The exercise of benevolence Christ never conditioned on human recognition. The publicans and heathen furnished examples on that plane. When Christianity uncovers its roots there is never anything commercial even hinted at. Sinners need salvation. That is enough. Divine love moves in the presence of necessity. Its movement is electric. Even if ingratitude smite it in the face; nay, worse, if malignancy would summon forces for its crucifixion, without relaxing an iota it breathes the prayer, "Father, forgive them, for they know not what they do." Unswervingly Christ held along, doing right because it was right. Passion in all its forms of unbalanced feeling lay far beneath His holy life. A righteous indignation against Phariseeism He felt; He was moved with compassion when He saw the people scattered abroad as sheep without a shepherd; in numberless forms in the presence of sorrow and want His emotion was stirred, but the machinations of wicked men against the establishment of righteousness, He contemplated with imperturbable equanimity. It was not merely that He had a strong faith that all such opposition was the imagination of a vain thing. He knew that it was so.

It may not be given His disciples to walk so much by knowledge as did the Master, but where He leads, they can follow in a faith that shall sustain them and give them triumph in every path of duty. Opposition may meet them. Difficulties may lie in the path. Evil men may oppose them, and good men, misinterpreting their motives and misunderstanding their work, may misrepresent them. But what matters it? Conscious in the strength that they are doing right, they will work on unhindered and undisturbed. Christian virtue finds in its own development all the reward necessary to stimulate continuance in well doing.


THE COLORED PEOPLE AT THE NEW ORLEANS EXPOSITION.

The colored people of the United States are just twenty years out of the house of bondage. With long centuries of barbarism and two hundred and fifty years of slavery behind them, they started out homeless, landless, moneyless and experienceless. The New Orleans Exposition was to have exhibits from all lands: Asia, with its millennium of transmitted achievements; Europe, with its centuries of enlightened development; the United States, with their wonderful improvements on the best the world had produced, were all to be there. What show could the twenty-year-old freedmen make in such company? The very idea of their attempting to put in an appearance would seem absurd.

But the colored people desired at least to stand up and be counted. They determined to be there. The entire gallery in one end of the immense Government building was assigned them, and the specimens of their skill more than filled it. They came from nearly every State and Territory in the Union. Their exhibits represented almost every department of mechanical, agricultural and artistic skill. Excellence in workmanship, fertility in invention, tastefulness in the fine arts, were all displayed to a remarkable degree in the large collection. Southerners and Northerners were alike astonished at what their eyes beheld. Those who thought that the negro has no higher mission than to be a "hewer of wood and drawer of water," were compelled either to change their minds or else to say they did not believe that the colored people did the work. It was amusing to hear the remarks of some of the latter class, as they looked at some beautiful specimens of negro handicraft or ingenuity.
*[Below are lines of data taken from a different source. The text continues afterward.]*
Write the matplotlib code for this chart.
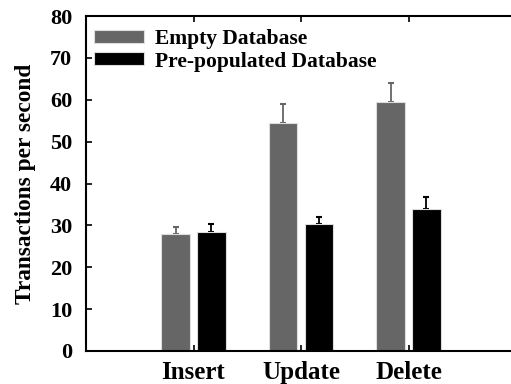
import matplotlib
matplotlib.use("Agg")
import matplotlib.pyplot as plt
import numpy as np

categories = ["Insert", "Update", "Delete"]
empty_vals = [27.9, 54.5, 59.5]
empty_err = [1.8, 4.4, 4.6]
prepop_vals = [28.3, 30.3, 34.0]
prepop_err = [2.0, 1.8, 2.8]
series_labels = ["Empty Database", "Pre-populated Database"]

plt.rcParams['font.family'] = ['Liberation Serif', 'DejaVu Serif']
plt.rcParams['font.weight'] = 'bold'

fig = plt.figure(figsize=(5.11, 3.84), dpi=100)
ax = fig.add_axes([86/511, 1-351/384, 430/511, 335/384])

x = np.arange(1, len(categories) + 1)
w = 0.266
off = 0.166
ax.bar(x - off, empty_vals, w, color='#666666', edgecolor='#dddddd', linewidth=0.8,
       label=series_labels[0], zorder=2)
ax.bar(x + off, prepop_vals, w, color='#000000', edgecolor='#dddddd', linewidth=0.8,
       label=series_labels[1], zorder=2)
ax.errorbar(x - off, empty_vals, yerr=[np.zeros(3), empty_err], fmt='none',
            ecolor='#666666', elinewidth=1.3, capsize=2.2, capthick=1.5, zorder=1)
ax.errorbar(x + off, prepop_vals, yerr=[np.zeros(3), prepop_err], fmt='none',
            ecolor='#000000', elinewidth=1.3, capsize=2.2, capthick=1.5, zorder=1)

ax.set_xlim(0, 4)
ax.set_ylim(0, 80)
ax.set_yticks(range(0, 81, 10))
ax.set_xticks(x)
ax.set_xticklabels(categories, fontsize=18, fontweight='bold')
ax.tick_params(axis='y', labelsize=16, direction='in', length=4, width=1.2, pad=10,
               right=False)
ax.tick_params(axis='x', direction='in', length=4, width=1.2, pad=7, top=True)
for lab in ax.get_yticklabels():
    lab.set_fontweight('bold')
for s in ['left', 'bottom', 'top']:
    ax.spines[s].set_linewidth(1.5)
ax.spines['right'].set_visible(False)

ax.set_ylabel("Transactions per second", fontsize=16.8, fontweight='bold', labelpad=10)

leg = ax.legend(loc='upper left', bbox_to_anchor=(0.0, 0.985), frameon=False,
                fontsize=15.5, handlelength=2.33, handleheight=0.55,
                handletextpad=0.5, labelspacing=0.12, borderaxespad=0.0,
                borderpad=0.37)
for t in leg.get_texts():
    t.set_fontweight('bold')

fig.savefig("out.png", dpi=100)
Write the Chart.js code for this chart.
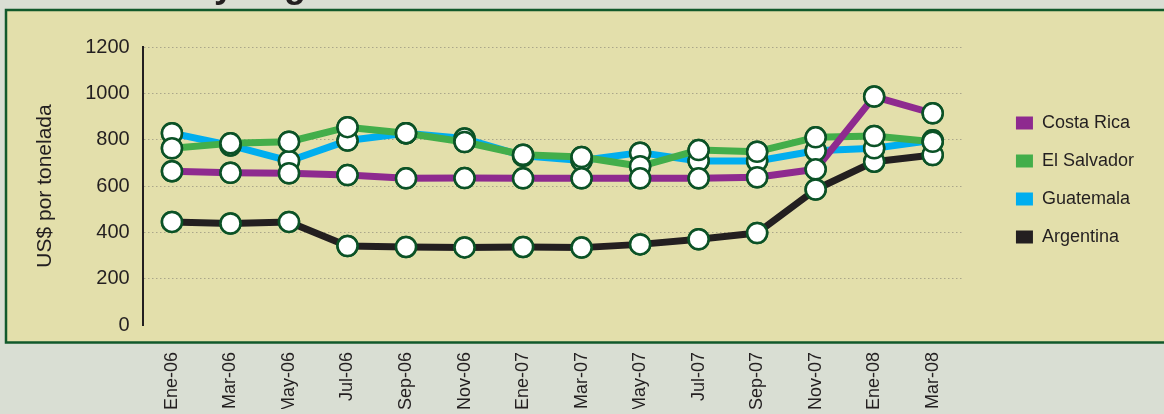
<!DOCTYPE html>
<html>
<head>
<meta charset="utf-8">
<script src="https://cdn.jsdelivr.net/npm/chart.js@4/dist/chart.umd.min.js"></script>
<style>
  html, body { margin: 0; padding: 0; background: #d9ded3; }
  #wrap { width: 1164px; height: 414px; }
</style>
</head>
<body>
<div id="wrap"><canvas id="c" width="1164" height="414"></canvas></div>
<script>
const categories = ['Ene-06','Mar-06','May-06','Jul-06','Sep-06','Nov-06','Ene-07','Mar-07','May-07','Jul-07','Sep-07','Nov-07','Ene-08','Mar-08'];
const costaRica  = [664,657,655,647,633,634,633,633,633,633,638,672,986,914];
const elSalvador = [763,784,791,854,828,790,735,725,685,755,748,810,816,791];
const guatemala  = [828,775,708,796,828,805,730,710,744,708,708,752,763,797];
const argentina  = [445,438,445,341,337,335,337,334,348,370,397,585,705,734];
const yTicks = [0,200,400,600,800,1000,1200];
const seriesNames = ['Costa Rica','El Salvador','Guatemala','Argentina'];
const titleText = 'Costa Rica y Argentina';
const yTitle = 'US$ por tonelada';

const FONT = "'Liberation Sans', Arial, Helvetica, sans-serif";
const TEXT = '#231f20';
const colors = ['#8e2a8f', '#43ae4a', '#00aeef', '#231f20'];
const seriesData = [costaRica, elSalvador, guatemala, argentina];

const backgroundPlugin = {
  id: 'panel',
  beforeDraw(chart) {
    const ctx = chart.ctx;
    ctx.save();
    ctx.fillStyle = '#d9ded3';
    ctx.fillRect(0, 0, chart.width, chart.height);
    const top = 10, left = 6, bottom = chart.chartArea.bottom + 17.5;
    ctx.fillStyle = '#e3dfab';
    ctx.fillRect(left, top, chart.width + 20, bottom - top);
    ctx.strokeStyle = '#11592b';
    ctx.lineWidth = 2.5;
    ctx.strokeRect(left, top, chart.width + 20, bottom - top);
    // cut-off title at the very top
    ctx.fillStyle = TEXT;
    ctx.font = "bold 36px " + FONT;
    ctx.textBaseline = 'alphabetic';
    ctx.fillText(titleText, 18, -3);
    ctx.restore();
  }
};

const pointsOnTop = {
  id: 'pointsOnTop',
  afterDatasetsDraw(chart) {
    const ctx = chart.ctx;
    for (let i = chart.data.datasets.length - 1; i >= 0; i--) {
      const meta = chart.getDatasetMeta(i);
      meta.data.forEach(el => el.draw(ctx, chart.chartArea));
    }
  }
};

const legendShift = {
  id: 'legendShift',
  afterLayout(chart) {
    const lg = chart.legend;
    const dx = chart.chartArea.right + 34 - lg.left;
    lg.left += dx; lg.right += dx;
    const dy = -48;
    lg.top += dy; lg.bottom += dy;
  }
};

const datasets = seriesNames.map((name, i) => ({
  label: name,
  data: seriesData[i],
  borderColor: colors[i],
  backgroundColor: colors[i],
  borderWidth: 7,
  tension: 0,
  borderJoinStyle: 'round',
  pointRadius: 10,
  pointHoverRadius: 10,
  pointBorderWidth: 2.5,
  pointBorderColor: '#0b5226',
  pointBackgroundColor: '#ffffff',
  fill: false
}));

new Chart(document.getElementById('c'), {
  type: 'line',
  data: { labels: categories, datasets },
  plugins: [backgroundPlugin, pointsOnTop, legendShift],
  options: {
    responsive: false,
    animation: false,
    events: [],
    layout: { padding: { left: 33, right: 54, top: 47, bottom: 5 } },
    plugins: {
      tooltip: { enabled: false },
      title: { display: false },
      legend: {
        position: 'right',
        align: 'center',
        labels: {
          boxWidth: 17,
          boxHeight: 13,
          padding: 20,
          color: TEXT,
          font: { family: FONT, size: 18 },
          generateLabels: chart => chart.data.datasets.map((d, i) => ({
            text: d.label, fillStyle: d.borderColor, strokeStyle: d.borderColor,
            lineWidth: 0, hidden: false, datasetIndex: i, fontColor: TEXT
          }))
        }
      }
    },
    scales: {
      x: {
        type: 'category',
        offset: true,
        grid: { display: false, drawTicks: false },
        border: { display: false },
        afterFit: scale => { scale.height = 84; },
        ticks: {
          autoSkip: false,
          minRotation: 90,
          maxRotation: 90,
          padding: 27,
          color: TEXT,
          font: { family: FONT, size: 18 }
        }
      },
      y: {
        min: 0,
        max: 1200,
        afterBuildTicks: scale => { scale.ticks = yTicks.map(v => ({ value: v })); },
        grid: {
          drawTicks: false,
          color: ctx => (ctx.tick && ctx.tick.value === 0) ? 'rgba(0,0,0,0)' : '#aaa68a',
          lineWidth: 1
        },
        border: { display: true, color: TEXT, width: 2, dash: [1.5, 2.5], dashOffset: 0 },
        ticks: {
          padding: 13,
          color: TEXT,
          font: { family: FONT, size: 20 },
          callback: v => String(v)
        },
        title: {
          display: true,
          text: yTitle,
          color: TEXT,
          font: { family: FONT, size: 21 },
          padding: { top: 0, bottom: 14 }
        }
      }
    }
  }
});
</script>
</body>
</html>
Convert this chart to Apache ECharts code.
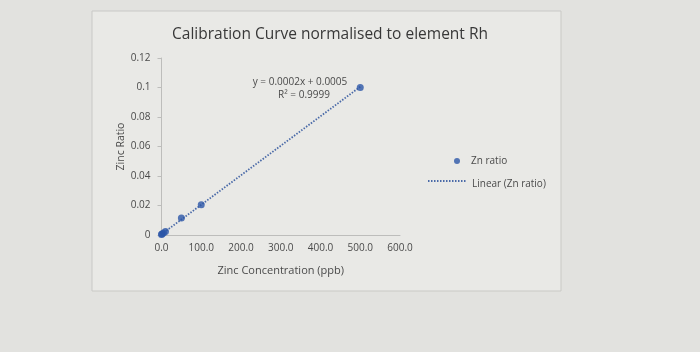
<!DOCTYPE html>
<html><head><meta charset="utf-8">
<script src="https://cdn.jsdelivr.net/npm/echarts@6/dist/echarts.min.js"></script>
<style>html,body{margin:0;padding:0;background:#e2e2df;}#c{width:700px;height:352px;}</style>
</head><body><div id="c"></div>
<script>
const concentration = [0, 1, 5, 10, 50, 100, 500];
const znRatio = [0.0003, 0.0007, 0.0014, 0.0024, 0.0115, 0.0205, 0.1];
const trendX = [0, 500];
const trendY = [0.0005, 0.1005];
const xTickLabels = ['0.0', '100.0', '200.0', '300.0', '400.0', '500.0', '600.0'];
const yTickLabels = ['0', '0.02', '0.04', '0.06', '0.08', '0.1', '0.12'];
const titleText = 'Calibration Curve normalised to element Rh';
const equationText = 'y = 0.0002x + 0.0005';
const r2Text = 'R² = 0.9999';

const font = 'Open Sans';
const chart = echarts.init(document.getElementById('c'), null, {renderer: 'canvas'});
chart.setOption({
  animation: false,
  backgroundColor: '#e2e2df',
  graphic: [
    {type: 'rect', z: -10, shape: {x: 92, y: 11, width: 469, height: 280},
     style: {fill: '#e9e9e6', stroke: '#c9c9c6', lineWidth: 1}},
    {type: 'text', x: 300, y: 77, style: {text: equationText, align: 'center', font: '10px ' + font, fill: '#4a4a4a'}},
    {type: 'text', x: 304, y: 90, style: {text: r2Text, align: 'center', font: '10px ' + font, fill: '#4a4a4a'}},
    {type: 'line', shape: {x1: 428, y1: 181, x2: 466, y2: 181},
     style: {stroke: '#4a6aa8', lineWidth: 1.8, lineDash: [1.5, 1.5]}}
  ],
  title: {text: titleText, left: 325, top: 22, textAlign: 'center',
    textStyle: {fontFamily: font, fontSize: 15.5, fontWeight: 'normal', color: '#383838'}},
  grid: {left: 161.5, right: 300, top: 58, bottom: 117, containLabel: false},
  xAxis: {type: 'value', min: 0, max: 600, interval: 100,
    name: 'Zinc Concentration (ppb)', nameLocation: 'middle', nameGap: 30,
    nameTextStyle: {fontFamily: font, fontSize: 11, color: '#4a4a4a'},
    axisLine: {lineStyle: {color: '#bdbdbb'}}, axisTick: {show: false},
    splitLine: {show: false},
    axisLabel: {fontFamily: font, fontSize: 10, color: '#4a4a4a', margin: 8,
      formatter: v => xTickLabels[Math.round(v / 100)]}},
  yAxis: {type: 'value', min: 0, max: 0.12, interval: 0.02,
    name: 'Zinc Ratio', nameLocation: 'middle', nameGap: 35, nameRotate: 90,
    nameTextStyle: {fontFamily: font, fontSize: 10.5, color: '#4a4a4a'},
    axisLine: {show: true, lineStyle: {color: '#bdbdbb'}},
    axisTick: {show: true, length: 4, lineStyle: {color: '#bdbdbb'}},
    splitLine: {show: false},
    axisLabel: {fontFamily: font, fontSize: 10, color: '#4a4a4a', margin: 11,
      formatter: v => yTickLabels[Math.round(v / 0.02)]}},
  legend: [
    {data: ['Zn ratio'], left: 449, top: 151, orient: 'vertical', icon: 'circle',
     itemWidth: 6, itemHeight: 6,
     textStyle: {fontFamily: font, fontSize: 10, color: '#4a4a4a', padding: [0, 0, 0, 6]}},
    {data: [{name: 'Linear (Zn ratio)', icon: 'rect', itemStyle: {opacity: 0}}], left: 424, top: 174, orient: 'vertical',
     itemWidth: 38, itemHeight: 8,
     textStyle: {fontFamily: font, fontSize: 10, color: '#4a4a4a'}}
  ],
  series: [
    {name: 'Linear (Zn ratio)', type: 'line', symbol: 'none', z: 1,
     data: trendX.map((x, i) => [x, trendY[i]]),
     lineStyle: {color: '#4a6aa8', width: 1.8, type: [1.5, 1.5]},
     itemStyle: {color: '#4a6aa8'}},
    {name: 'Zn ratio', type: 'scatter', symbol: 'circle', symbolSize: 7, z: 3,
     data: concentration.map((x, i) => [x, znRatio[i]]),
     itemStyle: {color: '#2c56a8'}}
  ]
});
</script></body></html>
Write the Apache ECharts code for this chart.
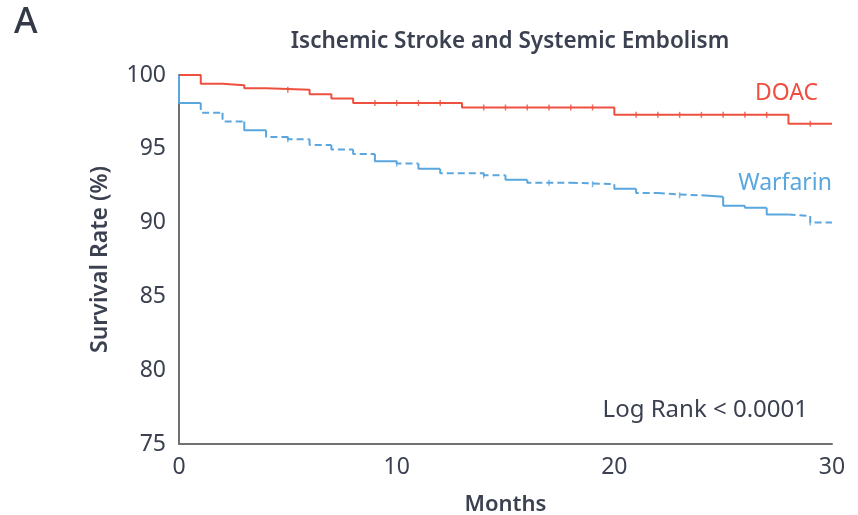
<!DOCTYPE html>
<html lang="en">
<head>
    <meta charset="UTF-8">
    <title>Ischemic Stroke and Systemic Embolism</title>
    <style>
        html, body { margin: 0; padding: 0; background: #fff; }
        #container { width: 858px; height: 515px; }
    </style>
</head>
<body>
    <div id="container"></div>
    <script src="https://cdn.jsdelivr.net/npm/echarts@6/dist/echarts.min.js"></script>
    <script>
        // Kaplan-Meier steps (months, survival %)
        var doacTimes = [0, 1, 2, 3, 4, 6, 7, 8, 13, 20, 28, 30];
        var doacSurv = [100, 99.4, 99.3, 99.1, 99.0, 98.7, 98.4, 98.1, 97.8, 97.3, 96.7, 96.7];
        var doacCensor = [5, 9, 10, 11, 12, 14, 15, 16, 17, 18, 19, 21, 22, 23, 24, 25, 26, 27, 29];

        var warfTimes = [0, 0, 1, 2, 3, 4, 5, 6, 7, 8, 9, 10, 11, 12, 14, 15, 16, 18, 20, 21, 22, 23, 24, 25, 26, 27, 28, 29];
        var warfSurv = [100, 98.1, 97.45, 96.85, 96.25, 95.8, 95.65, 95.25, 94.95, 94.65, 94.15, 94.0, 93.65, 93.35, 93.2, 92.9, 92.7, 92.6, 92.3, 92.0, 91.9, 91.85, 91.75, 91.15, 91.0, 90.55, 90.45, 90.0];
        // s = solid interval, d = dashed interval (as drawn in the figure)
        var warfStyle = ['s', 's', 'd', 'd', 's', 'd', 'd', 'd', 'd', 'd', 's', 'd', 's', 'd', 'd', 's', 'd', 'd', 's', 'd', 'd', 'd', 's', 's', 's', 's', 'd', 'd'];
        var warfCensor = [5, 10, 14, 17, 19, 23, 29];
        var endMonth = 30;

        var xTicks = [0, 10, 20, 30];
        var yTicks = [75, 80, 85, 90, 95, 100];

        var red = '#ee5040';
        var blue = '#5aa6de';
        var textColor = '#3b4150';

        function stepPairs(times, surv) {
            return times.map(function (t, i) { return [t, surv[i]]; });
        }

        // value of a step curve at time t
        function survAt(times, surv, t) {
            var v = surv[0];
            for (var i = 0; i < times.length; i++) {
                if (times[i] <= t) v = surv[i];
            }
            return v;
        }

        // split warfarin into solid / dashed polylines
        var warfSolid = [], warfDashed = [];
        for (var i = 0; i < warfTimes.length; i++) {
            var t0 = warfTimes[i];
            var t1 = i + 1 < warfTimes.length ? warfTimes[i + 1] : endMonth;
            var prev = i > 0 ? warfSurv[i - 1] : warfSurv[i];
            var target = warfStyle[i] === 's' ? warfSolid : warfDashed;
            target.push([t0, prev], [t0, warfSurv[i]], [t1, warfSurv[i]], '-');
        }

        var ec = echarts.init(document.getElementById('container'));

        var option = {
            backgroundColor: '#fff',
            animation: false,
            title: {
                text: 'Ischemic Stroke and Systemic Embolism',
                left: 505,
                top: 25,
                textAlign: 'center',
                textStyle: {
                    fontFamily: 'Noto Sans',
                    fontSize: 22.5,
                    fontWeight: 600,
                    color: textColor
                }
            },
            graphic: [
                { type: 'text', left: 14, top: 5, style: { text: 'A', font: '500 36px "Noto Sans"', fill: '#333a45' } },
                { type: 'text', right: 40, top: 82, style: { text: 'DOAC', font: '23px "Noto Sans"', fill: red } },
                { type: 'text', right: 26, top: 172, style: { text: 'Warfarin', font: '23px "Noto Sans"', fill: blue } },
                { type: 'text', right: 50, top: 398, style: { text: 'Log Rank < 0.0001', font: '24px "Noto Sans"', fill: textColor } }
            ],
            grid: { left: 179, right: 26, top: 75, bottom: 71, outerBoundsMode: 'none' },
            xAxis: {
                type: 'value',
                min: 0,
                max: 30,
                interval: 10,
                name: 'Months',
                nameLocation: 'middle',
                nameGap: 50,
                nameTextStyle: { fontFamily: 'Noto Sans', fontSize: 22, fontWeight: 600, color: textColor },
                axisLine: { lineStyle: { color: '#707070', width: 2 } },
                axisTick: { show: false },
                splitLine: { show: false },
                axisLabel: {
                    margin: 12,
                    fontFamily: 'Noto Sans',
                    fontSize: 23,
                    color: textColor,
                    formatter: function (v) { return xTicks.indexOf(v) >= 0 ? String(v) : ''; }
                }
            },
            yAxis: {
                type: 'value',
                min: 75,
                max: 100,
                interval: 5,
                name: 'Survival Rate (%)',
                nameLocation: 'middle',
                nameGap: 67,
                nameTextStyle: { fontFamily: 'Noto Sans', fontSize: 23, fontWeight: 600, color: textColor },
                axisLine: { show: true, lineStyle: { color: '#707070', width: 2 } },
                axisTick: { show: false },
                splitLine: { show: false },
                axisLabel: {
                    margin: 13,
                    fontFamily: 'Noto Sans',
                    fontSize: 23,
                    color: textColor,
                    formatter: function (v) { return yTicks.indexOf(v) >= 0 ? String(v) : ''; }
                }
            },
            series: [
                {
                    name: 'Warfarin solid',
                    type: 'line',
                    data: warfSolid,
                    showSymbol: false,
                    connectNulls: false,
                    lineStyle: { color: blue, width: 2 },
                    z: 2
                },
                {
                    name: 'Warfarin dashed',
                    type: 'line',
                    data: warfDashed,
                    showSymbol: false,
                    connectNulls: false,
                    lineStyle: { color: blue, width: 2, type: [7, 4] },
                    z: 2
                },
                {
                    name: 'Warfarin censored',
                    type: 'scatter',
                    symbol: 'rect',
                    symbolSize: [1.5, 6],
                    itemStyle: { color: blue },
                    data: warfCensor.map(function (t) { return [t, survAt(warfTimes, warfSurv, t)]; }),
                    z: 2
                },
                {
                    name: 'DOAC',
                    type: 'line',
                    step: 'end',
                    data: stepPairs(doacTimes, doacSurv),
                    showSymbol: false,
                    lineStyle: { color: red, width: 2 },
                    z: 3
                },
                {
                    name: 'DOAC censored',
                    type: 'scatter',
                    symbol: 'rect',
                    symbolSize: [1.5, 6],
                    itemStyle: { color: red },
                    data: doacCensor.map(function (t) { return [t, survAt(doacTimes, doacSurv, t)]; }),
                    z: 3
                }
            ]
        };

        ec.setOption(option);
    </script>
</body>
</html>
It may interest the readers of the Missionary to glance at the great variety of lines along which negro ability put itself on exhibition.

Examination papers from schools were very numerous, showing proficiency in penmanship, spelling, arithmetic, algebra, geometry, free drawing, grammar and translations from the classics; fine needlework of all kinds; millinery; dress-making, tailoring; portrait and landscape painting in oil, water-colors and crayon; photography; sculpture; models of steamboats, locomotives, stationary engines, and railway cars; cotton presses, plows, cultivators, and reaping machines; wagons, buggies; tools of almost all kinds, from the hammer of the carpenter to the finely-wrought forceps of the dentist; piano and organ (both pipe and reed) making; carpentry, cabinet-making; upholstery; tin-smithing; black-smithing, boot and shoe making; basket and broom making; pottery, plain and glazed; brick-making; agricultural products, including all the cereals and fruits raised in the country; silk-worm culture; fruit preserving; flour from a mill, and machinery from a foundry owned by a colored man; patented inventions and improvements, nearly all of them useful and practical, were quite numerous; drugs and medicines; stationery, printing and publishing.